MD/SMD production arguments:
  -F FORCE_CONSTANT_EQ, --force-constant-eq FORCE_CONSTANT_EQ
                        Force constant for equilibration.
  -n SMD_CYCLES, --smd-cycles SMD_CYCLES
                        Number of MD/SMD cycles to perform.
  -m MD_LENGTH, --md-length MD_LENGTH
                        Length of MD sampling between SMD runs in ns.
  -W WQB_THRESHOLD, --wqb-threshold WQB_THRESHOLD
                        Minimum WQB threshold; if not reached after each SMD cycle, further
                        simulations will be terminated. If not set (default), all SMD cycles will
                        be run.
  -v INIT_VELOCITIES, --init-velocities INIT_VELOCITIES
                        Set initial velocities when heating.
  -d INIT_DISTANCE, --init-distance INIT_DISTANCE
                        Set initial hydrogen bond distance for SMD in Angstroms.
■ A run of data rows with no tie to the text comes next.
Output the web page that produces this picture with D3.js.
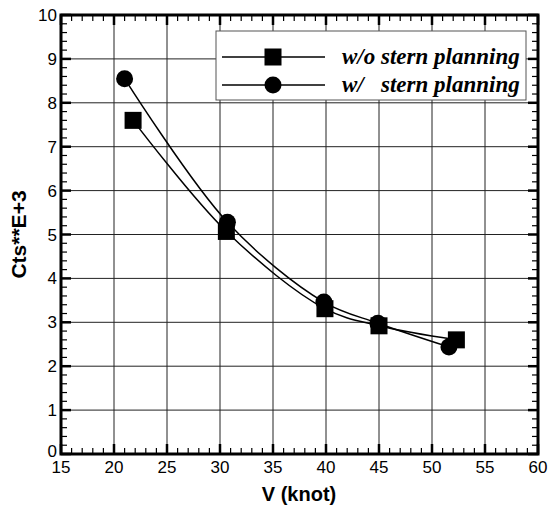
<!DOCTYPE html>
<html>
<head>
<meta charset="utf-8">
<script src="https://cdn.jsdelivr.net/npm/d3@7"></script>
<style>
  body { margin: 0; background: #fff; }
  svg { display: block; }
</style>
</head>
<body>
<div id="chart"></div>
<script>
// data
const seriesNames = ['w/o stern planning', 'w/   stern planning'];
const woSpeed = [21.8, 30.6, 39.9, 45.0, 52.3];
const woCts   = [7.6, 5.07, 3.31, 2.92, 2.6];
const wSpeed  = [21.0, 30.7, 39.8, 44.9, 51.6];
const wCts    = [8.55, 5.28, 3.46, 2.98, 2.44];
const xTicks = [15, 20, 25, 30, 35, 40, 45, 50, 55, 60];
const yTicks = [0, 1, 2, 3, 4, 5, 6, 7, 8, 9, 10];

const width = 548, height = 510;
const margin = { top: 15, right: 10, bottom: 56, left: 61 };
const innerW = width - margin.left - margin.right;
const innerH = height - margin.top - margin.bottom;

const svg = d3.select('#chart').append('svg')
    .attr('width', width)
    .attr('height', height);

const g = svg.append('g')
    .attr('transform', `translate(${margin.left},${margin.top})`);

const x = d3.scaleLinear().domain([15, 60]).range([0, innerW]);
const y = d3.scaleLinear().domain([0, 10]).range([innerH, 0]);

// grid
g.append('g').selectAll('line')
    .data(xTicks.slice(1, -1))
    .enter().append('line')
    .attr('x1', d => x(d)).attr('x2', d => x(d))
    .attr('y1', 0).attr('y2', innerH)
    .attr('stroke', '#222').attr('stroke-width', 1);
g.append('g').selectAll('line')
    .data(yTicks.slice(1, -1))
    .enter().append('line')
    .attr('x1', 0).attr('x2', innerW)
    .attr('y1', d => y(d)).attr('y2', d => y(d))
    .attr('stroke', '#222').attr('stroke-width', 1);

// ticks on all four sides, pointing inward
const xMinor = d3.range(15, 60.01, 1);
const yMinor = d3.range(0, 10.01, 0.2);
function tickSet(cls, data, major, fn) {
    g.append('g').selectAll('line.' + cls)
        .data(data)
        .enter().append('line')
        .attr('class', cls)
        .each(function(d) { fn(d3.select(this), d, major(d)); })
        .attr('stroke', '#000')
        .attr('stroke-width', d => major(d) ? 2.5 : 1.2);
}
const isMajX = d => Math.abs(d % 5) < 1e-6;
const isMajY = d => Math.abs(d - Math.round(d)) < 1e-6;
tickSet('bx', xMinor, isMajX, (s, d, m) => s.attr('x1', x(d)).attr('x2', x(d)).attr('y1', innerH).attr('y2', innerH - (m ? 10 : 6)));
tickSet('tx', xMinor, isMajX, (s, d, m) => s.attr('x1', x(d)).attr('x2', x(d)).attr('y1', 0).attr('y2', (m ? 10 : 6)));
tickSet('ly', yMinor, isMajY, (s, d, m) => s.attr('x1', 0).attr('x2', (m ? 10 : 6)).attr('y1', y(d)).attr('y2', y(d)));
tickSet('ry', yMinor, isMajY, (s, d, m) => s.attr('x1', innerW).attr('x2', innerW - (m ? 10 : 6)).attr('y1', y(d)).attr('y2', y(d)));

// frame
g.append('rect')
    .attr('width', innerW).attr('height', innerH)
    .attr('fill', 'none').attr('stroke', '#000').attr('stroke-width', 3);

// tick labels
g.append('g').selectAll('text')
    .data(xTicks)
    .enter().append('text')
    .attr('x', d => x(d)).attr('y', innerH + 19)
    .attr('text-anchor', 'middle')
    .attr('font-family', 'Liberation Sans, Arial, sans-serif')
    .attr('font-size', 17)
    .text(d => d);
g.append('g').selectAll('text')
    .data(yTicks)
    .enter().append('text')
    .attr('x', -4).attr('y', d => y(d) + (d === 0 ? 3 : 6))
    .attr('text-anchor', 'end')
    .attr('font-family', 'Liberation Sans, Arial, sans-serif')
    .attr('font-size', 17)
    .text(d => d);

// axis titles
svg.append('text')
    .attr('x', 299).attr('y', 501)
    .attr('text-anchor', 'middle')
    .attr('font-family', 'Liberation Sans, Arial, sans-serif')
    .attr('font-size', 20).attr('font-weight', 'bold')
    .text('V (knot)');
svg.append('text')
    .attr('transform', `translate(26,${margin.top + innerH / 2}) rotate(-90)`)
    .attr('text-anchor', 'middle')
    .attr('font-family', 'Liberation Sans, Arial, sans-serif')
    .attr('font-size', 21).attr('font-weight', 'bold')
    .text('Cts**E+3');

// curves
const woData = woSpeed.map((v, i) => [v, woCts[i]]);
const wData = wSpeed.map((v, i) => [v, wCts[i]]);
const line = d3.line()
    .x(d => x(d[0])).y(d => y(d[1]))
    .curve(d3.curveCatmullRom.alpha(0.5));

[woData, wData].forEach(data => {
    g.append('path')
        .datum(data)
        .attr('d', line)
        .attr('fill', 'none')
        .attr('stroke', '#000')
        .attr('stroke-width', 1.5);
});

const sq = 17;
g.append('g').selectAll('rect')
    .data(woData)
    .enter().append('rect')
    .attr('x', d => x(d[0]) - sq / 2).attr('y', d => y(d[1]) - sq / 2)
    .attr('width', sq).attr('height', sq)
    .attr('fill', '#000');
g.append('g').selectAll('circle')
    .data(wData)
    .enter().append('circle')
    .attr('cx', d => x(d[0])).attr('cy', d => y(d[1]))
    .attr('r', 8.5)
    .attr('fill', '#000');

// legend
const legend = svg.append('g').attr('transform', 'translate(216,31)');
legend.append('rect')
    .attr('width', 310).attr('height', 69)
    .attr('fill', '#fff').attr('stroke', '#555').attr('stroke-width', 1);
seriesNames.forEach((name, i) => {
    const ry = 26 + i * 28;
    legend.append('line')
        .attr('x1', 6).attr('x2', 109)
        .attr('y1', ry).attr('y2', ry)
        .attr('stroke', '#000').attr('stroke-width', 1.5);
    if (i === 0) {
        legend.append('rect')
            .attr('x', 57 - sq / 2).attr('y', ry - sq / 2)
            .attr('width', sq).attr('height', sq).attr('fill', '#000');
    } else {
        legend.append('circle')
            .attr('cx', 57).attr('cy', ry).attr('r', 8.5).attr('fill', '#000');
    }
    legend.append('text')
        .attr('x', 126).attr('y', ry + 7)
        .attr('font-family', 'Liberation Serif, Times New Roman, serif')
        .attr('font-size', 23).attr('font-weight', 'bold').attr('font-style', 'italic')
        .attr('xml:space', 'preserve')
        .style('white-space', 'pre')
        .text(name);
});
</script>
</body>
</html>
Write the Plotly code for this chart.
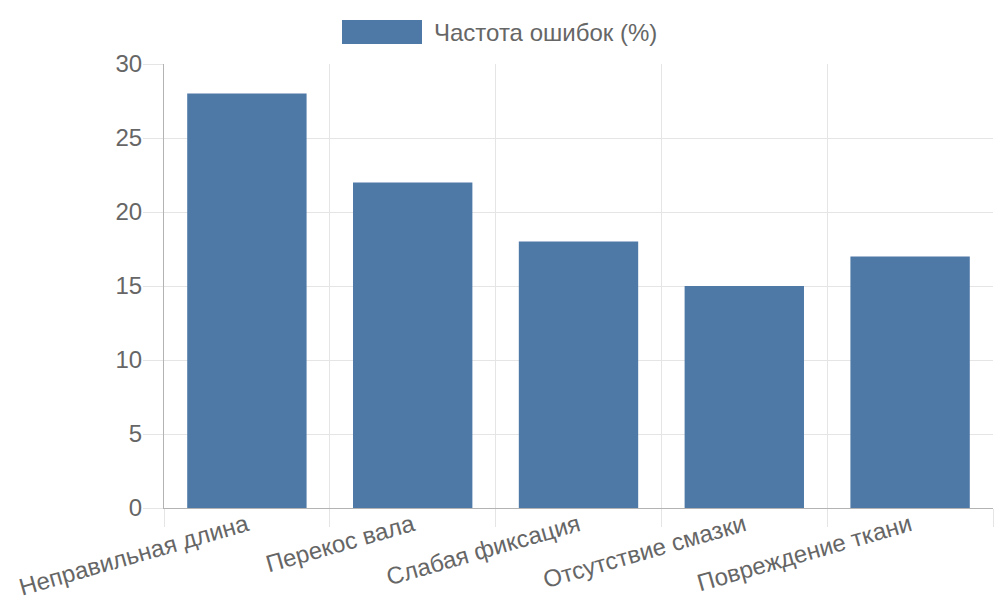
import plotly.graph_objects as go

categories = ["Неправильная длина", "Перекос вала", "Слабая фиксация", "Отсутствие смазки", "Повреждение ткани"]
values = [28, 22, 18, 15, 17]
series_name = "Частота ошибок (%)"
y_ticks = [0, 5, 10, 15, 20, 25, 30]

bar_color = "#4e79a7"
text_color = "#666666"
grid_color = "#e5e5e5"
axis_color = "#b3b3b3"
font_family = "Liberation Sans, Arial, sans-serif"
fsize = 24

fig = go.Figure()
fig.add_trace(go.Bar(
    x=categories, y=values, name=series_name,
    marker=dict(color=bar_color, line=dict(width=0)),
    showlegend=False,
))

W, H = 1000, 600
L, R, T, B = 164, 7, 64, 92
pw, ph = W - L - R, H - T - B

def px_x(p):
    return (p - L) / pw

def px_y(p):
    return (H - B - p) / ph

fig.add_shape(type="rect", xref="paper", yref="paper",
              x0=px_x(342), x1=px_x(422), y0=px_y(44), y1=px_y(20),
              fillcolor=bar_color, line=dict(width=0))
fig.add_annotation(xref="paper", yref="paper", x=px_x(432), y=px_y(32),
                   text=series_name, showarrow=False, xanchor="left", yanchor="middle",
                   font=dict(size=fsize, color=text_color, family=font_family))

fig.update_layout(
    width=W, height=H,
    margin=dict(l=L, r=R, t=T, b=B, autoexpand=False),
    paper_bgcolor="white", plot_bgcolor="white",
    bargap=0.28,
    font=dict(family=font_family, size=fsize, color=text_color),
    showlegend=False,
)
fig.update_xaxes(
    type="category", range=[-0.5, 4.5], tickson="boundaries",
    showgrid=True, gridcolor=grid_color, gridwidth=1,
    ticks="outside", ticklen=18, tickcolor=grid_color,
    ticklabelstandoff=-7,
    showline=True, linecolor=axis_color, linewidth=1,
    tickangle=-16, tickfont=dict(size=fsize, color=text_color),
    automargin=False,
)
fig.update_yaxes(
    range=[0, 30], tickvals=y_ticks,
    showgrid=True, gridcolor=grid_color, gridwidth=1,
    ticks="outside", ticklen=20, tickcolor=grid_color,
    ticklabelstandoff=-4,
    showline=True, linecolor=axis_color, linewidth=1,
    zeroline=False, tickfont=dict(size=fsize, color=text_color),
    automargin=False,
)

fig.write_html("out.html", config={"displayModeBar": False},
               post_script="document.body.style.margin='0';document.body.style.overflow='hidden';")
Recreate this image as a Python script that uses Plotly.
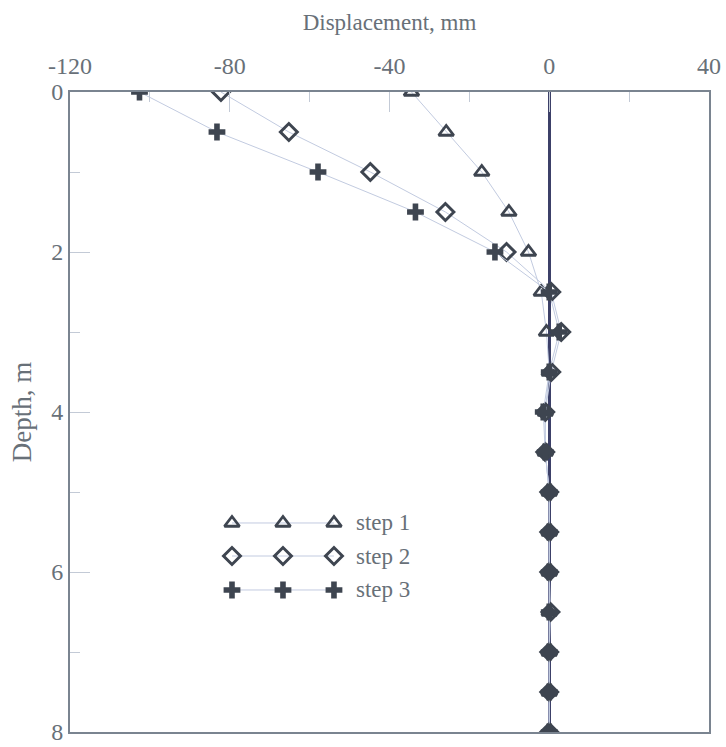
import plotly.graph_objects as go

# Depth below surface (m)
depth = [0, 0.5, 1, 1.5, 2, 2.5, 3, 3.5, 4, 4.5, 5, 5.5, 6, 6.5, 7, 7.5, 8]

# Lateral displacement (mm) for each excavation step
step1 = [-34.5, -25.8, -16.9, -10.1, -5.2, -2.0, -0.7, 0.0, -1.0, -1.0, 0.0, 0.0, 0.0, 0.0, 0.0, 0.0, 0.0]
step2 = [-82.2, -65.2, -44.8, -26.0, -10.7, 0.5, 3.0, 0.5, -1.0, -1.0, 0.0, 0.0, 0.0, 0.3, 0.0, 0.0, 0.0]
step3 = [-102.6, -83.2, -57.9, -33.5, -13.6, 0.0, 2.5, 0.0, -1.5, -1.0, 0.0, 0.0, 0.0, 0.0, 0.0, 0.0, 0.0]

series_names = ["step 1", "step 2", "step 3"]
x_ticks = [-120, -80, -40, 0, 40]
x_labels = ["-120", "-80", "-40", "0", "40"]
y_ticks = [0, 2, 4, 6, 8]

FONT = "Liberation Serif, Times New Roman, serif"
TEXT_COLOR = "#687078"
MARK_COLOR = "#3e4550"
LINE_COLOR = "#c2cbe0"
AXIS_COLOR = "#7a8490"
TICK_COLOR = "#c3cad6"

styles = [
    dict(symbol="triangle-up-open", size=13, line=dict(width=2.8, color=MARK_COLOR)),
    dict(symbol="diamond-open", size=13, line=dict(width=3, color=MARK_COLOR)),
    dict(symbol="cross", size=14, line=dict(width=0)),
]

fig = go.Figure()

for name, vals, st in zip(series_names, [step1, step2, step3], styles):
    fig.add_trace(go.Scatter(
        x=vals, y=depth, mode="lines+markers", name=name,
        line=dict(color=LINE_COLOR, width=1),
        marker=dict(color=MARK_COLOR, **st),
        showlegend=False,
    ))

# Hand-drawn legend: three sample markers per entry on an overlay axis
leg_x = [0.2535, 0.3333, 0.4131]
leg_y = [0.3266, 0.2750, 0.2219]
for name, st, yy in zip(series_names, styles, leg_y):
    fig.add_trace(go.Scatter(
        x=leg_x, y=[yy] * 3, xaxis="x2", yaxis="y2",
        mode="lines+markers", hoverinfo="skip", showlegend=False,
        line=dict(color=LINE_COLOR, width=1),
        marker=dict(color=MARK_COLOR, **st),
    ))
    fig.add_annotation(
        x=0.445, y=yy, xref="x2", yref="y2", text=name, showarrow=False,
        xanchor="left", yanchor="middle",
        font=dict(family=FONT, size=23, color=TEXT_COLOR),
    )

fig.update_layout(
    width=726, height=747,
    margin=dict(l=70, r=17, t=92, b=15),
    paper_bgcolor="white", plot_bgcolor="white",
    font=dict(family=FONT, color=TEXT_COLOR),
    xaxis=dict(
        side="top", range=[-120, 40], tickvals=x_ticks, ticktext=x_labels,
        automargin=False, ticklabelstandoff=6,
        ticks="inside", ticklen=20, tickwidth=1, tickcolor=TICK_COLOR,
        minor=dict(dtick=20, ticks="inside", ticklen=10, tickcolor=TICK_COLOR, tickwidth=1),
        showgrid=False, showline=True, mirror=True, linecolor=AXIS_COLOR, linewidth=2,
        zeroline=True, zerolinecolor="#3c4068", zerolinewidth=2.5,
        tickfont=dict(family=FONT, size=24, color=TEXT_COLOR),
        title=dict(text="Displacement, mm", standoff=16,
                   font=dict(family=FONT, size=23, color=TEXT_COLOR)),
    ),
    yaxis=dict(
        range=[8, 0], tickvals=y_ticks, automargin=False,
        ticks="inside", ticklen=20, tickwidth=1, tickcolor=TICK_COLOR,
        minor=dict(dtick=1, ticks="inside", ticklen=10, tickcolor=TICK_COLOR, tickwidth=1),
        showgrid=False, showline=True, mirror=True, linecolor=AXIS_COLOR, linewidth=2,
        zeroline=False,
        tickfont=dict(family=FONT, size=24, color=TEXT_COLOR),
        title=dict(text="Depth, m", standoff=12,
                   font=dict(family=FONT, size=27, color=TEXT_COLOR)),
    ),
    xaxis2=dict(overlaying="x", anchor="y2", range=[0, 1], visible=False),
    yaxis2=dict(overlaying="y", anchor="x2", range=[0, 1], visible=False),
    showlegend=False,
)

fig.write_html("out.html")
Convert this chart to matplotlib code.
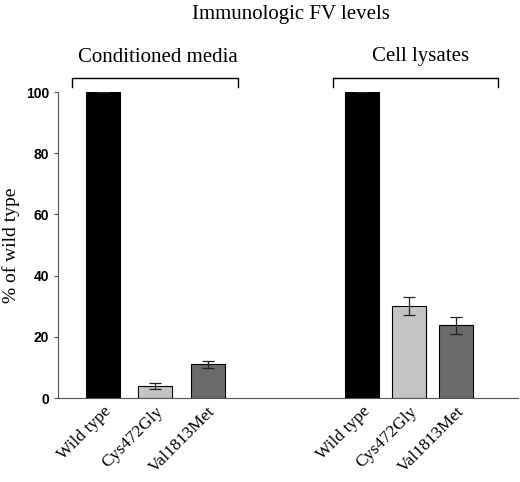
import matplotlib.pyplot as plt
import numpy as np

groups = ["Conditioned media", "Cell lysates"]
variants = ["Wild type", "Cys472Gly", "Val1813Met"]
media_vals = [100, 3.9, 11.0]
media_err = [0, 0.9, 1.1]
lysate_vals = [100, 30.1, 23.7]
lysate_err = [0, 3.0, 2.7]
bar_colors = ["#000000", "#c4c4c4", "#6a6a6a"]

serif = "Liberation Serif"
sans = "Liberation Sans"

fig = plt.figure(figsize=(5.2, 4.82), dpi=100)
ax = fig.add_axes([58 / 520, 84 / 482, 460 / 520, 306 / 482])

pos1 = np.array([0, 1, 2])
pos2 = np.array([4.95, 5.85, 6.75])
w = 0.65

ax.bar(pos1, media_vals, w, color=bar_colors, edgecolor="black", linewidth=0.8,
       yerr=media_err, capsize=4,
       error_kw=dict(elinewidth=0.9, capthick=0.9, ecolor="#222222"))
ax.bar(pos2, lysate_vals, w, color=bar_colors, edgecolor="black", linewidth=0.8,
       yerr=lysate_err, capsize=4,
       error_kw=dict(elinewidth=0.9, capthick=0.9, ecolor="#222222"))

ax.set_xlim(-0.86, 7.93)
ax.set_ylim(0, 100)
ax.set_yticks([0, 20, 40, 60, 80, 100])
ax.tick_params(axis="y", labelsize=10, length=3, width=0.8, color="#555555")
for lab in ax.get_yticklabels():
    lab.set_family(sans)
    lab.set_fontweight("bold")
ax.set_xticks(list(pos1) + list(pos2))
ax.set_xticklabels(variants + variants, rotation=45, ha="right",
                   rotation_mode="anchor", family=serif, fontsize=12.5)
ax.tick_params(axis="x", length=0, pad=4)
ax.spines["top"].set_visible(False)
ax.spines["right"].set_visible(False)
ax.spines["left"].set_color("#555555")
ax.spines["bottom"].set_color("#555555")
ax.set_ylabel("% of wild type", family=serif, fontsize=14, labelpad=4)

# brackets over the groups
for (x0, x1) in [(-0.59, 2.58), (4.40, 7.55)]:
    ax.plot([x0, x0, x1, x1], [101.6, 104.6, 104.6, 101.6], color="black",
            lw=1.0, clip_on=False)

fig.text(291 / 520, 1 - 14 / 482, "Immunologic FV levels", family=serif,
         fontsize=15, ha="center", va="center")
fig.text(158 / 520, 1 - 57 / 482, groups[0], family=serif, fontsize=15,
         ha="center", va="center")
fig.text(421 / 520, 1 - 57 / 482, groups[1], family=serif, fontsize=15,
         ha="center", va="center")

fig.savefig("out.png", dpi=100)
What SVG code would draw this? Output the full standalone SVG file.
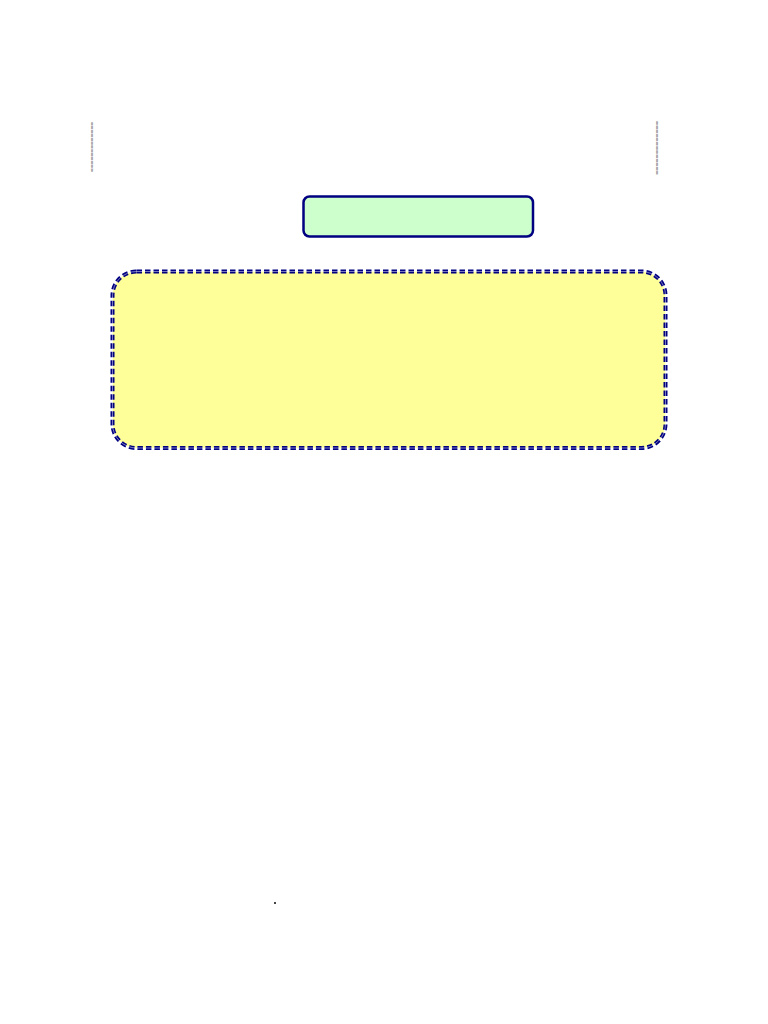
<svg xmlns="http://www.w3.org/2000/svg" width="768" height="1024" viewBox="0 0 768 1024">
<style>
.lbl{font-family:"Liberation Sans",Arial,sans-serif;font-size:4.5px;fill:#333333}
</style>
<rect width="768" height="1024" fill="#ffffff"/>
<g id="side-left"><text class="lbl" transform="translate(90,122) rotate(90)" textLength="50" lengthAdjust="spacingAndGlyphs">=============</text></g>
<g id="side-right"><text class="lbl" transform="translate(655,121) rotate(90)" textLength="54" lengthAdjust="spacingAndGlyphs">=============</text></g>
<g id="node-green"><rect x="303.5" y="196.5" width="229.5" height="40" rx="6" fill="#ccffcc" stroke="#000080" stroke-width="2.5"/></g>
<g id="node-yellow">
<rect x="112.5" y="271.5" width="553" height="176.5" rx="24" fill="#ffff99" stroke="#000080" stroke-width="4" stroke-dasharray="5.5 3"/>
<rect x="112.5" y="271.5" width="553" height="176.5" rx="24" fill="none" stroke="#ffffff" stroke-width="0.8" stroke-opacity="0.6"/>
</g>
<g id="connectors"></g>
<rect x="274" y="902" width="2" height="2" fill="#444444"/>
</svg>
Default = 2.5 A.

A valid example is provided in the test subfolder, and can be executed using the command-line arguments like the following:

$ openduck openmm-full-protocol -l brd4_lig.mol -r 4LR6_aligned_chunk_nowat.pdb -i A_ASN_140_ND2 \
                                -g 0 -f GAFF2 -ff amber14-all -w tip3p -w 6 -n 20

Similarly, an execution with the input parameters in a yaml is also possible (the example has slightly different parameters as the command line, just for ilustration purposes ).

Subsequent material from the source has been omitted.